● GOAL:
Output the material below unchanged, apart from leaving out the pictures.

----- DATA SECTION -----

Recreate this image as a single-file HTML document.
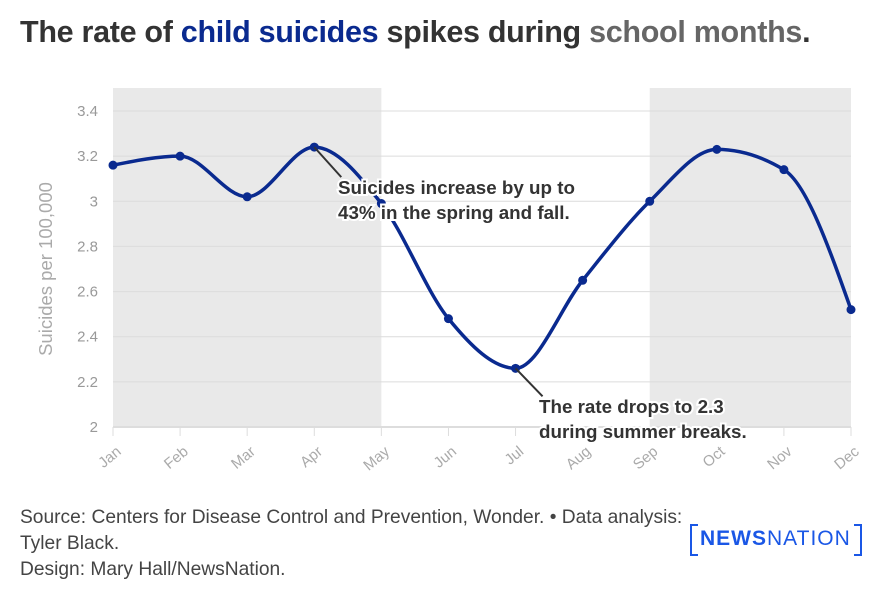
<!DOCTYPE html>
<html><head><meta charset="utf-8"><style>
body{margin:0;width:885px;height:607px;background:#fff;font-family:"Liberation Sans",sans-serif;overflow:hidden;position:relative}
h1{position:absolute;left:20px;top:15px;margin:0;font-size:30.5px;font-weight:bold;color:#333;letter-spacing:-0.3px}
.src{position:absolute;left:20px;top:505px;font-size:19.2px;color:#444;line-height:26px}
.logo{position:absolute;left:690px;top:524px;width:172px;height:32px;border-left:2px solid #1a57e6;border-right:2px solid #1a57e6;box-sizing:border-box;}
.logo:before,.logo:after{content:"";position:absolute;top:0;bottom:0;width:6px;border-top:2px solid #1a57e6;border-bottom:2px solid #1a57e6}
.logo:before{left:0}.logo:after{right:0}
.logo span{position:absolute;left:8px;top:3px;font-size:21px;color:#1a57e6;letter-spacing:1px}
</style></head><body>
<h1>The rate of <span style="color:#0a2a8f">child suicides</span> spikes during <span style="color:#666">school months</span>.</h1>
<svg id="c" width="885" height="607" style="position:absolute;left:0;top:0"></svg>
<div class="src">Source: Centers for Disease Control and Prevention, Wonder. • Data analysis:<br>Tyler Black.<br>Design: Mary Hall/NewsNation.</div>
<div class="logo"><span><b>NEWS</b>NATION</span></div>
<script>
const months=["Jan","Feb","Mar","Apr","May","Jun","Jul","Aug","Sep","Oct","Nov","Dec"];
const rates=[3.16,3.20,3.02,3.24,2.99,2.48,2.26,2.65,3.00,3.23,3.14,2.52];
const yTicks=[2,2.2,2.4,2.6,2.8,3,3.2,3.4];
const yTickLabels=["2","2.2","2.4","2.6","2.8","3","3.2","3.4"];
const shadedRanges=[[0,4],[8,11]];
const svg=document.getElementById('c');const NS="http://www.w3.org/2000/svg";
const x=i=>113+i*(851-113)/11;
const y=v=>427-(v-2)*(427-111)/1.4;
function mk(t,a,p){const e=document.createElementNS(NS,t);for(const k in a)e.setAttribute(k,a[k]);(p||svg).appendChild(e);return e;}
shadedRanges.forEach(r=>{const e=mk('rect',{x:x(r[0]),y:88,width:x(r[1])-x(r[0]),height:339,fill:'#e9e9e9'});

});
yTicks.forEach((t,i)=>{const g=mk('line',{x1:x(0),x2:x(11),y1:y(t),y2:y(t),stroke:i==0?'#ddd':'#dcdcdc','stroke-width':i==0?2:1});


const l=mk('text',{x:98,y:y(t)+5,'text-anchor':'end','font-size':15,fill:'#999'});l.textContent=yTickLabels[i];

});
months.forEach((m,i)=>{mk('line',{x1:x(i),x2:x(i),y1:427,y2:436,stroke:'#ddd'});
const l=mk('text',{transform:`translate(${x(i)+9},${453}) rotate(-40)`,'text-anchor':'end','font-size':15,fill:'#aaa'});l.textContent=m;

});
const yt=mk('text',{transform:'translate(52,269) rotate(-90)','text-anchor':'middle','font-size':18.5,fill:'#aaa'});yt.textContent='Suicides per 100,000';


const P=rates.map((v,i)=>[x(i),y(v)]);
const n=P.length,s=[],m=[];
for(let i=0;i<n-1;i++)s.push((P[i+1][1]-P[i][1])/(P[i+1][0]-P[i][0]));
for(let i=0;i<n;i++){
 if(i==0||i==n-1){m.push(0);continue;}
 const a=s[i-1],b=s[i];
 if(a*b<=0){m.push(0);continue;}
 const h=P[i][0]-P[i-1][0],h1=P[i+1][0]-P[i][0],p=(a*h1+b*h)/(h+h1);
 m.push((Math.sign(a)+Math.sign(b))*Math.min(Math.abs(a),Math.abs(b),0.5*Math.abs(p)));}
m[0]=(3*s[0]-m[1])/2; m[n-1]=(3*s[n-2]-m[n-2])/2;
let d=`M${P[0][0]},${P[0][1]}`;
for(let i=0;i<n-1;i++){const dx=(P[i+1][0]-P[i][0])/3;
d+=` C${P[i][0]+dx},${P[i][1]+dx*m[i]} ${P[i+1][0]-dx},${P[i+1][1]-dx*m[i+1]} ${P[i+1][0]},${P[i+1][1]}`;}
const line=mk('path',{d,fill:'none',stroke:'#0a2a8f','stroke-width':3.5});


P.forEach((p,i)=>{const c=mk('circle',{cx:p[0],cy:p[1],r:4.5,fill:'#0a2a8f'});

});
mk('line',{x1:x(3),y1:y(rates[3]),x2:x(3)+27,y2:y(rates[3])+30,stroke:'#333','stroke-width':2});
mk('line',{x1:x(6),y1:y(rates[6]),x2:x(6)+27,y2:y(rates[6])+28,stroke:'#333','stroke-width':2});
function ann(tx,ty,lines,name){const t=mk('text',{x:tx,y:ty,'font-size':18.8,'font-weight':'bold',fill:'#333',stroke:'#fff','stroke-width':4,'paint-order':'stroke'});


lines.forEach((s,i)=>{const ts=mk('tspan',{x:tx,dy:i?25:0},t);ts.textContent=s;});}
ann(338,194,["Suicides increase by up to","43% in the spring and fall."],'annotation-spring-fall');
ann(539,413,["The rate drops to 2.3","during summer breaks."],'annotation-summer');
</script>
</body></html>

-----

● RESULT FOR THIS EXERCISE:
Recreate this image as a single-file HTML document.
<!DOCTYPE html>
<html><head><meta charset="utf-8"><style>
body{margin:0;width:885px;height:607px;background:#fff;font-family:"Liberation Sans",sans-serif;overflow:hidden;position:relative}
h1{position:absolute;left:20px;top:15px;margin:0;font-size:30.5px;font-weight:bold;color:#333;letter-spacing:-0.3px}
.src{position:absolute;left:20px;top:505px;font-size:19.2px;color:#444;line-height:26px}
.logo{position:absolute;left:690px;top:524px;width:172px;height:32px;border-left:2px solid #1a57e6;border-right:2px solid #1a57e6;box-sizing:border-box;}
.logo:before,.logo:after{content:"";position:absolute;top:0;bottom:0;width:6px;border-top:2px solid #1a57e6;border-bottom:2px solid #1a57e6}
.logo:before{left:0}.logo:after{right:0}
.logo span{position:absolute;left:8px;top:3px;font-size:21px;color:#1a57e6;letter-spacing:1px}
</style></head><body>
<h1>The rate of <span style="color:#0a2a8f">child suicides</span> spikes during <span style="color:#666">school months</span>.</h1>
<svg id="c" width="885" height="607" style="position:absolute;left:0;top:0"></svg>
<div class="src">Source: Centers for Disease Control and Prevention, Wonder. • Data analysis:<br>Tyler Black.<br>Design: Mary Hall/NewsNation.</div>
<div class="logo"><span><b>NEWS</b>NATION</span></div>
<script>
const months=["Jan","Feb","Mar","Apr","May","Jun","Jul","Aug","Sep","Oct","Nov","Dec"];
const rates=[3.16,3.20,3.02,3.24,2.99,2.48,2.26,2.65,3.00,3.23,3.14,2.52];
const yTicks=[2,2.2,2.4,2.6,2.8,3,3.2,3.4];
const yTickLabels=["2","2.2","2.4","2.6","2.8","3","3.2","3.4"];
const shadedRanges=[[0,4],[8,11]];
const svg=document.getElementById('c');const NS="http://www.w3.org/2000/svg";
const x=i=>113+i*(851-113)/11;
const y=v=>427-(v-2)*(427-111)/1.4;
function mk(t,a,p){const e=document.createElementNS(NS,t);for(const k in a)e.setAttribute(k,a[k]);(p||svg).appendChild(e);return e;}
shadedRanges.forEach(r=>{const e=mk('rect',{x:x(r[0]),y:88,width:x(r[1])-x(r[0]),height:339,fill:'#e9e9e9'});

});
yTicks.forEach((t,i)=>{const g=mk('line',{x1:x(0),x2:x(11),y1:y(t),y2:y(t),stroke:i==0?'#ddd':'#dcdcdc','stroke-width':i==0?2:1});


const l=mk('text',{x:98,y:y(t)+5,'text-anchor':'end','font-size':15,fill:'#999'});l.textContent=yTickLabels[i];

});
months.forEach((m,i)=>{mk('line',{x1:x(i),x2:x(i),y1:427,y2:436,stroke:'#ddd'});
const l=mk('text',{transform:`translate(${x(i)+9},${453}) rotate(-40)`,'text-anchor':'end','font-size':15,fill:'#aaa'});l.textContent=m;

});
const yt=mk('text',{transform:'translate(52,269) rotate(-90)','text-anchor':'middle','font-size':18.5,fill:'#aaa'});yt.textContent='Suicides per 100,000';


const P=rates.map((v,i)=>[x(i),y(v)]);
const n=P.length,s=[],m=[];
for(let i=0;i<n-1;i++)s.push((P[i+1][1]-P[i][1])/(P[i+1][0]-P[i][0]));
for(let i=0;i<n;i++){
 if(i==0||i==n-1){m.push(0);continue;}
 const a=s[i-1],b=s[i];
 if(a*b<=0){m.push(0);continue;}
 const h=P[i][0]-P[i-1][0],h1=P[i+1][0]-P[i][0],p=(a*h1+b*h)/(h+h1);
 m.push((Math.sign(a)+Math.sign(b))*Math.min(Math.abs(a),Math.abs(b),0.5*Math.abs(p)));}
m[0]=(3*s[0]-m[1])/2; m[n-1]=(3*s[n-2]-m[n-2])/2;
let d=`M${P[0][0]},${P[0][1]}`;
for(let i=0;i<n-1;i++){const dx=(P[i+1][0]-P[i][0])/3;
d+=` C${P[i][0]+dx},${P[i][1]+dx*m[i]} ${P[i+1][0]-dx},${P[i+1][1]-dx*m[i+1]} ${P[i+1][0]},${P[i+1][1]}`;}
const line=mk('path',{d,fill:'none',stroke:'#0a2a8f','stroke-width':3.5});


P.forEach((p,i)=>{const c=mk('circle',{cx:p[0],cy:p[1],r:4.5,fill:'#0a2a8f'});

});
mk('line',{x1:x(3),y1:y(rates[3]),x2:x(3)+27,y2:y(rates[3])+30,stroke:'#333','stroke-width':2});
mk('line',{x1:x(6),y1:y(rates[6]),x2:x(6)+27,y2:y(rates[6])+28,stroke:'#333','stroke-width':2});
function ann(tx,ty,lines,name){const t=mk('text',{x:tx,y:ty,'font-size':18.8,'font-weight':'bold',fill:'#333',stroke:'#fff','stroke-width':4,'paint-order':'stroke'});


lines.forEach((s,i)=>{const ts=mk('tspan',{x:tx,dy:i?25:0},t);ts.textContent=s;});}
ann(338,194,["Suicides increase by up to","43% in the spring and fall."],'annotation-spring-fall');
ann(539,413,["The rate drops to 2.3","during summer breaks."],'annotation-summer');
</script>
</body></html>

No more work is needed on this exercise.